### Description of the task
Will you output the lines between the ones holding "Rebuild this chart" and "ax = fig.add_axes([124", inclusive, exactly as they stand, and only those lines, with the pictures left out?

### Dataset entries
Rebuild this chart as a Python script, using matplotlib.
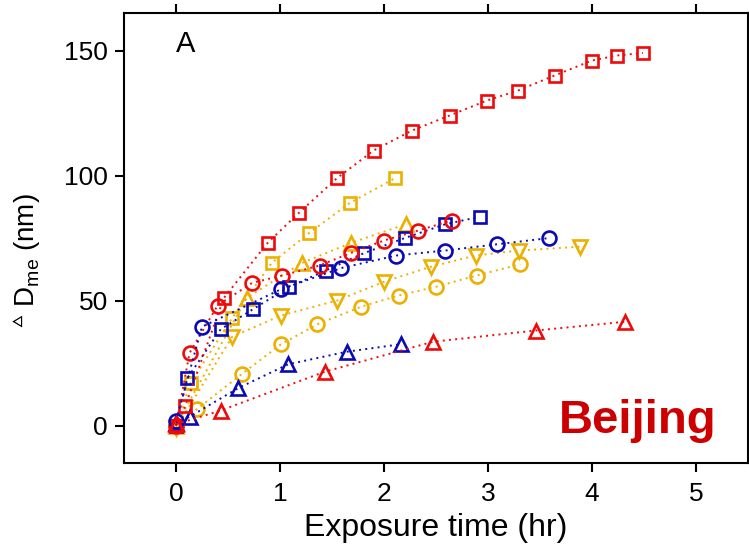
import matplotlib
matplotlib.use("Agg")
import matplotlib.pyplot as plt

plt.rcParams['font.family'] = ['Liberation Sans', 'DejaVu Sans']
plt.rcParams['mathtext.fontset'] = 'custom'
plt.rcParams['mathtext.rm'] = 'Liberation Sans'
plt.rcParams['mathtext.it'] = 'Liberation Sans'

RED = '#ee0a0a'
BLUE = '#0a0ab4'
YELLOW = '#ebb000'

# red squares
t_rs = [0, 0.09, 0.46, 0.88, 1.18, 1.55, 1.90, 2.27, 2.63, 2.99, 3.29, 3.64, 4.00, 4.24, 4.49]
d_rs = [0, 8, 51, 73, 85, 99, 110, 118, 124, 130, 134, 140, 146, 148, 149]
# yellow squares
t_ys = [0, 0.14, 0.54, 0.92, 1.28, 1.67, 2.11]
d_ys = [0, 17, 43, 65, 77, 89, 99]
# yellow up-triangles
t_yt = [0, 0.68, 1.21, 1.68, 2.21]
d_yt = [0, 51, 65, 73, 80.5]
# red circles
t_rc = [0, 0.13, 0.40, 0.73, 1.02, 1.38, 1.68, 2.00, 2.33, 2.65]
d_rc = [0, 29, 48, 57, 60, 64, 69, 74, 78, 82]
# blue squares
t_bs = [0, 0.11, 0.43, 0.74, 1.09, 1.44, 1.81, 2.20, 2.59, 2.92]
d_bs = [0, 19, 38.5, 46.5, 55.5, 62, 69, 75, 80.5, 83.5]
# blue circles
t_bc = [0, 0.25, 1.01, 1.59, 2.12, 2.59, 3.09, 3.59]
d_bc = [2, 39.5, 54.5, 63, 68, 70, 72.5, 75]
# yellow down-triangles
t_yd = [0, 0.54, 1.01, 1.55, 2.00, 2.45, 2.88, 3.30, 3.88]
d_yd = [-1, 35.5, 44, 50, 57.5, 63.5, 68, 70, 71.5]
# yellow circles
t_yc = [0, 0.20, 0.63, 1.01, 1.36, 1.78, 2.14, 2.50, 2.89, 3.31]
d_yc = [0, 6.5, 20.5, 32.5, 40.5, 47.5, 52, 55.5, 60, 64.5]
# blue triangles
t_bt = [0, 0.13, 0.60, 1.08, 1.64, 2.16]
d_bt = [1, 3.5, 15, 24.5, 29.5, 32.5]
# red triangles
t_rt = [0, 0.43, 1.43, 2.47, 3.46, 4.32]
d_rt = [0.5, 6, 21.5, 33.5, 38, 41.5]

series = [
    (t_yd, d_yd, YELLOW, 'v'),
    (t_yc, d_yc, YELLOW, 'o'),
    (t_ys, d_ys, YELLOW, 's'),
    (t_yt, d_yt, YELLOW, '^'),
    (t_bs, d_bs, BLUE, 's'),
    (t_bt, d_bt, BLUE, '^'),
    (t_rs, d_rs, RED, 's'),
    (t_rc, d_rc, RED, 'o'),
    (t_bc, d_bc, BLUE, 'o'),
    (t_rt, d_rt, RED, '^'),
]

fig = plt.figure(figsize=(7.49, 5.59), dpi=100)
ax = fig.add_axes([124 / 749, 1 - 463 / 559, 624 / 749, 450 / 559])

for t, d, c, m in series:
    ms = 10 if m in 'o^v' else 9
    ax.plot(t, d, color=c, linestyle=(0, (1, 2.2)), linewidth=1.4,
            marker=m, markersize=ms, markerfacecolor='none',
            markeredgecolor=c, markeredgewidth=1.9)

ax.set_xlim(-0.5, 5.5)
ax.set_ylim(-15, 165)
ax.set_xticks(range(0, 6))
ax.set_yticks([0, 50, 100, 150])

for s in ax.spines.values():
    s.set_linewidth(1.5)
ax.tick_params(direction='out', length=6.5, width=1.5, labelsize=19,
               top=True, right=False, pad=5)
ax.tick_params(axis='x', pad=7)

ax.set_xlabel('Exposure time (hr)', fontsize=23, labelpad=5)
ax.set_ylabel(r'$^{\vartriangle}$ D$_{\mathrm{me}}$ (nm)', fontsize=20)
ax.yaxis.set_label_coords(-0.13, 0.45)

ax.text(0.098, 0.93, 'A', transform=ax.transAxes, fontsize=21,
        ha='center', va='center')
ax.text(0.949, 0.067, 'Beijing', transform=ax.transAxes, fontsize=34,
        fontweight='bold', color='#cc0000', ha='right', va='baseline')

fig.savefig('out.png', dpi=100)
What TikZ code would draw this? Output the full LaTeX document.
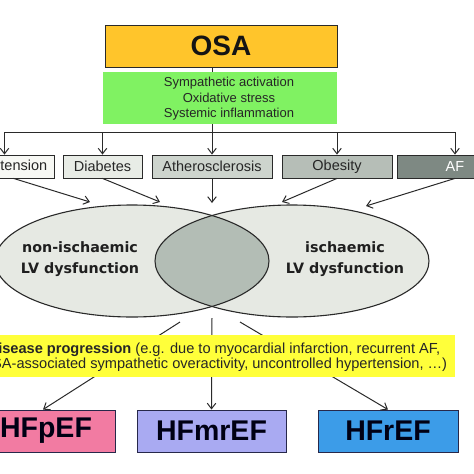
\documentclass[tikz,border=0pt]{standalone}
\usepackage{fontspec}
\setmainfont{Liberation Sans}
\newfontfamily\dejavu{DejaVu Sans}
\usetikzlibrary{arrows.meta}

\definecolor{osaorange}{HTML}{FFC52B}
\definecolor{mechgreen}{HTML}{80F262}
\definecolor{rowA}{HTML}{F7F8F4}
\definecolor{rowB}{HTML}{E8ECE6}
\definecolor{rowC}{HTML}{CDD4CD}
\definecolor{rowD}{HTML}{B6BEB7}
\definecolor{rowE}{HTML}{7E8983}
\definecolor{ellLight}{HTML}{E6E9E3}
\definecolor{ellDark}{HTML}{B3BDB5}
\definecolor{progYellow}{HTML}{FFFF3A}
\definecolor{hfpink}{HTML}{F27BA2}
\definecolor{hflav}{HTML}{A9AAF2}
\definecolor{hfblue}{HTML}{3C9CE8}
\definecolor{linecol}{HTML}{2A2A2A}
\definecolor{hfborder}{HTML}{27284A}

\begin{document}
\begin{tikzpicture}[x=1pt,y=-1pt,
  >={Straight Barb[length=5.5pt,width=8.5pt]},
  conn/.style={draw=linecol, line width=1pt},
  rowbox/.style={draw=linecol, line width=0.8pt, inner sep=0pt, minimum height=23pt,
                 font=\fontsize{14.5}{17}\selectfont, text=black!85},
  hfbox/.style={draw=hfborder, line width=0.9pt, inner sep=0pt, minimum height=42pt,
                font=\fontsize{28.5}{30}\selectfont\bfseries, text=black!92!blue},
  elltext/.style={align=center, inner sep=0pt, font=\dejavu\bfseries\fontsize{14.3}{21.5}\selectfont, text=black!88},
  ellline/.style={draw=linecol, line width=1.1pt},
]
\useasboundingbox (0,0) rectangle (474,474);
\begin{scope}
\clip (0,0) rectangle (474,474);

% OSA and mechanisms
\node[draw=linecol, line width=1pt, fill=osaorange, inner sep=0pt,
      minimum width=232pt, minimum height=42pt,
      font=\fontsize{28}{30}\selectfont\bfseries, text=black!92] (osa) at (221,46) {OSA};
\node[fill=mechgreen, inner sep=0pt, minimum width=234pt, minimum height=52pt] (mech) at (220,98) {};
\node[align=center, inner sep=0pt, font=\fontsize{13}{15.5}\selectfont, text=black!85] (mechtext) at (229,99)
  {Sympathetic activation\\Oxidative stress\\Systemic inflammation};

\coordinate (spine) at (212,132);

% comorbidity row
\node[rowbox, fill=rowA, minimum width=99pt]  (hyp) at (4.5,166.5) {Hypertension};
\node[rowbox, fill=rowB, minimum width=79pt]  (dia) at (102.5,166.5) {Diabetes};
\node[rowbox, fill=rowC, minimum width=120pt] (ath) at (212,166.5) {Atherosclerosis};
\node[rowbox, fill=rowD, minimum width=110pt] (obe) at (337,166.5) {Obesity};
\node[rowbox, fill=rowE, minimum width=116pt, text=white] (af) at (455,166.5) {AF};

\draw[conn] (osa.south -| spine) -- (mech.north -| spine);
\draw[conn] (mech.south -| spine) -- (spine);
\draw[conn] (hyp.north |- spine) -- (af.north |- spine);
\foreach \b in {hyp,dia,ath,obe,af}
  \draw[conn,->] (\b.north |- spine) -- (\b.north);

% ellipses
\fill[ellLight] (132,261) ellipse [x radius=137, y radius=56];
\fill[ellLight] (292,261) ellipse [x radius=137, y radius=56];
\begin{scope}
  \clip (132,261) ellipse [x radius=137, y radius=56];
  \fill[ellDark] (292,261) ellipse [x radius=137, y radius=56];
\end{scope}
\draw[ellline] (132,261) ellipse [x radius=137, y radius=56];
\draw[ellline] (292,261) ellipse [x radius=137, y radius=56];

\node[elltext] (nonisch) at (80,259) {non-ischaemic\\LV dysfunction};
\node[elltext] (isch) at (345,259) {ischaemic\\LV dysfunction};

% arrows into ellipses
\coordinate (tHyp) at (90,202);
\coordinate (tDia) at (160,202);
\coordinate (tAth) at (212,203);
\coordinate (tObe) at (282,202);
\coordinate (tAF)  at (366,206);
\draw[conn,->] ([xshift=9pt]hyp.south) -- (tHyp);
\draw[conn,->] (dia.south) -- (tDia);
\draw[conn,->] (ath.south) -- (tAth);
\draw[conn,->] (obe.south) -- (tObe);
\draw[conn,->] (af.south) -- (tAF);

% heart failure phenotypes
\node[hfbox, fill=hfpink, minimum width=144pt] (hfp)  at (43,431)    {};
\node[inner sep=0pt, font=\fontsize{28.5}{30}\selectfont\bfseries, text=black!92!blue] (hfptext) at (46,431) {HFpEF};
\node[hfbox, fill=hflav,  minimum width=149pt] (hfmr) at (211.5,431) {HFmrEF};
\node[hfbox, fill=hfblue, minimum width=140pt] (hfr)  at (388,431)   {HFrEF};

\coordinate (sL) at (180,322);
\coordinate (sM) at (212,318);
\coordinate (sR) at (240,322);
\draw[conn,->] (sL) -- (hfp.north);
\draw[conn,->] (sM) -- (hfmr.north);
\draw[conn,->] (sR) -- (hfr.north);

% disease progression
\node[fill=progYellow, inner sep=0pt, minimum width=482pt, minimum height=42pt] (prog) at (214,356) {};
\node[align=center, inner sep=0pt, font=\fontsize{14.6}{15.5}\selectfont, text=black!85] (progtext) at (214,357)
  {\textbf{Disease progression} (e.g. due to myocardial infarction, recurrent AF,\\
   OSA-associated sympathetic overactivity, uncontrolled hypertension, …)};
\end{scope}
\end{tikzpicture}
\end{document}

---

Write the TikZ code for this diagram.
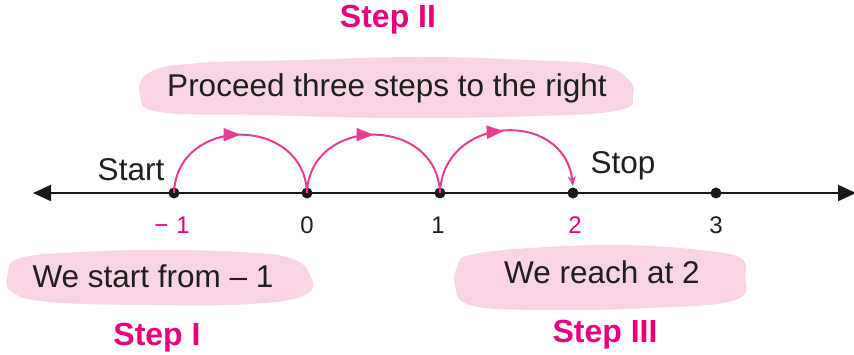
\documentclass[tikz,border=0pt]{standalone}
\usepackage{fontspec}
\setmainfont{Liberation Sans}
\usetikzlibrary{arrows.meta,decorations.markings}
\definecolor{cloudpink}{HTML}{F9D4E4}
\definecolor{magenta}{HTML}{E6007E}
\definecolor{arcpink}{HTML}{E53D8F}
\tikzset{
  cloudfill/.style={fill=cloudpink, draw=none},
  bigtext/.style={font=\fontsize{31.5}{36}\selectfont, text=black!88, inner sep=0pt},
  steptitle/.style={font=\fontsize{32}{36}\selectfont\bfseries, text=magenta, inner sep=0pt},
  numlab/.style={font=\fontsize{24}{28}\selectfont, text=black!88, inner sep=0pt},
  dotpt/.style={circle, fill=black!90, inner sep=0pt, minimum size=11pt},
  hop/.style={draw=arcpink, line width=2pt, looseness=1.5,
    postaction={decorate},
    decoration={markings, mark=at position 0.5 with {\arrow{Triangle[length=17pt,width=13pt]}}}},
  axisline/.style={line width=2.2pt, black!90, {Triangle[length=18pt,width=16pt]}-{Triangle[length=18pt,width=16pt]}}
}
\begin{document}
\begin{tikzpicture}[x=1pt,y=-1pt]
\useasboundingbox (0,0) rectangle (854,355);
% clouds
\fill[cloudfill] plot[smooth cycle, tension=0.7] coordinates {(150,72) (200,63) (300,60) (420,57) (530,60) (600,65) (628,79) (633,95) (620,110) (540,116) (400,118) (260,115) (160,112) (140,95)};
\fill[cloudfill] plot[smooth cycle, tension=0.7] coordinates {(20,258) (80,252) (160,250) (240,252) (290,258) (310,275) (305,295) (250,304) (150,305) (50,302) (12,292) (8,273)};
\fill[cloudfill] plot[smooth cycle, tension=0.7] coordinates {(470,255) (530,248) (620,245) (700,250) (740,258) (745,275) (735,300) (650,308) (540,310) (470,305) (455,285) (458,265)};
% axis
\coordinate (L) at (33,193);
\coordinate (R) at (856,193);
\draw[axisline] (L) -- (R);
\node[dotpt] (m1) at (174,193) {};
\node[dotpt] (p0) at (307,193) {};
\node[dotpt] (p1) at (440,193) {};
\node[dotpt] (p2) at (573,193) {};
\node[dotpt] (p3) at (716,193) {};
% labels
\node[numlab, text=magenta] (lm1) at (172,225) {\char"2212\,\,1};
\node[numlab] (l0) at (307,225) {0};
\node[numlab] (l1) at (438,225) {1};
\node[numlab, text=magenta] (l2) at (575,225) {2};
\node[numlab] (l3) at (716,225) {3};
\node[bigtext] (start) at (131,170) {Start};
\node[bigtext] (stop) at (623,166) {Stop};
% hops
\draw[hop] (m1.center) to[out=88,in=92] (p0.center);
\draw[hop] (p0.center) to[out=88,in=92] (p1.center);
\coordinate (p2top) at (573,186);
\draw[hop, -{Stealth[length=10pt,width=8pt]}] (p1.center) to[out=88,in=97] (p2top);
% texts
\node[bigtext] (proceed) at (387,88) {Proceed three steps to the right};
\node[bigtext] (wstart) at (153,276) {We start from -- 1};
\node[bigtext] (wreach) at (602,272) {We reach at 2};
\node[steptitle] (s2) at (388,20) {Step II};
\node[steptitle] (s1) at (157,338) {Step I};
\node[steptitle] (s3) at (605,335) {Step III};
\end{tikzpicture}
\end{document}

### Finished task
Rebuild this chart as a Python script, using matplotlib.
import matplotlib
matplotlib.use("Agg")
import matplotlib.pyplot as plt

plt.rcParams['font.family'] = ['Liberation Sans', 'DejaVu Sans']
plt.rcParams['mathtext.fontset'] = 'custom'
plt.rcParams['mathtext.rm'] = 'Liberation Sans'
plt.rcParams['mathtext.it'] = 'Liberation Sans'

RED = '#ee0a0a'
BLUE = '#0a0ab4'
YELLOW = '#ebb000'

# red squares
t_rs = [0, 0.09, 0.46, 0.88, 1.18, 1.55, 1.90, 2.27, 2.63, 2.99, 3.29, 3.64, 4.00, 4.24, 4.49]
d_rs = [0, 8, 51, 73, 85, 99, 110, 118, 124, 130, 134, 140, 146, 148, 149]
# yellow squares
t_ys = [0, 0.14, 0.54, 0.92, 1.28, 1.67, 2.11]
d_ys = [0, 17, 43, 65, 77, 89, 99]
# yellow up-triangles
t_yt = [0, 0.68, 1.21, 1.68, 2.21]
d_yt = [0, 51, 65, 73, 80.5]
# red circles
t_rc = [0, 0.13, 0.40, 0.73, 1.02, 1.38, 1.68, 2.00, 2.33, 2.65]
d_rc = [0, 29, 48, 57, 60, 64, 69, 74, 78, 82]
# blue squares
t_bs = [0, 0.11, 0.43, 0.74, 1.09, 1.44, 1.81, 2.20, 2.59, 2.92]
d_bs = [0, 19, 38.5, 46.5, 55.5, 62, 69, 75, 80.5, 83.5]
# blue circles
t_bc = [0, 0.25, 1.01, 1.59, 2.12, 2.59, 3.09, 3.59]
d_bc = [2, 39.5, 54.5, 63, 68, 70, 72.5, 75]
# yellow down-triangles
t_yd = [0, 0.54, 1.01, 1.55, 2.00, 2.45, 2.88, 3.30, 3.88]
d_yd = [-1, 35.5, 44, 50, 57.5, 63.5, 68, 70, 71.5]
# yellow circles
t_yc = [0, 0.20, 0.63, 1.01, 1.36, 1.78, 2.14, 2.50, 2.89, 3.31]
d_yc = [0, 6.5, 20.5, 32.5, 40.5, 47.5, 52, 55.5, 60, 64.5]
# blue triangles
t_bt = [0, 0.13, 0.60, 1.08, 1.64, 2.16]
d_bt = [1, 3.5, 15, 24.5, 29.5, 32.5]
# red triangles
t_rt = [0, 0.43, 1.43, 2.47, 3.46, 4.32]
d_rt = [0.5, 6, 21.5, 33.5, 38, 41.5]

series = [
    (t_yd, d_yd, YELLOW, 'v'),
    (t_yc, d_yc, YELLOW, 'o'),
    (t_ys, d_ys, YELLOW, 's'),
    (t_yt, d_yt, YELLOW, '^'),
    (t_bs, d_bs, BLUE, 's'),
    (t_bt, d_bt, BLUE, '^'),
    (t_rs, d_rs, RED, 's'),
    (t_rc, d_rc, RED, 'o'),
    (t_bc, d_bc, BLUE, 'o'),
    (t_rt, d_rt, RED, '^'),
]

fig = plt.figure(figsize=(7.49, 5.59), dpi=100)
ax = fig.add_axes([124 / 749, 1 - 463 / 559, 624 / 749, 450 / 559])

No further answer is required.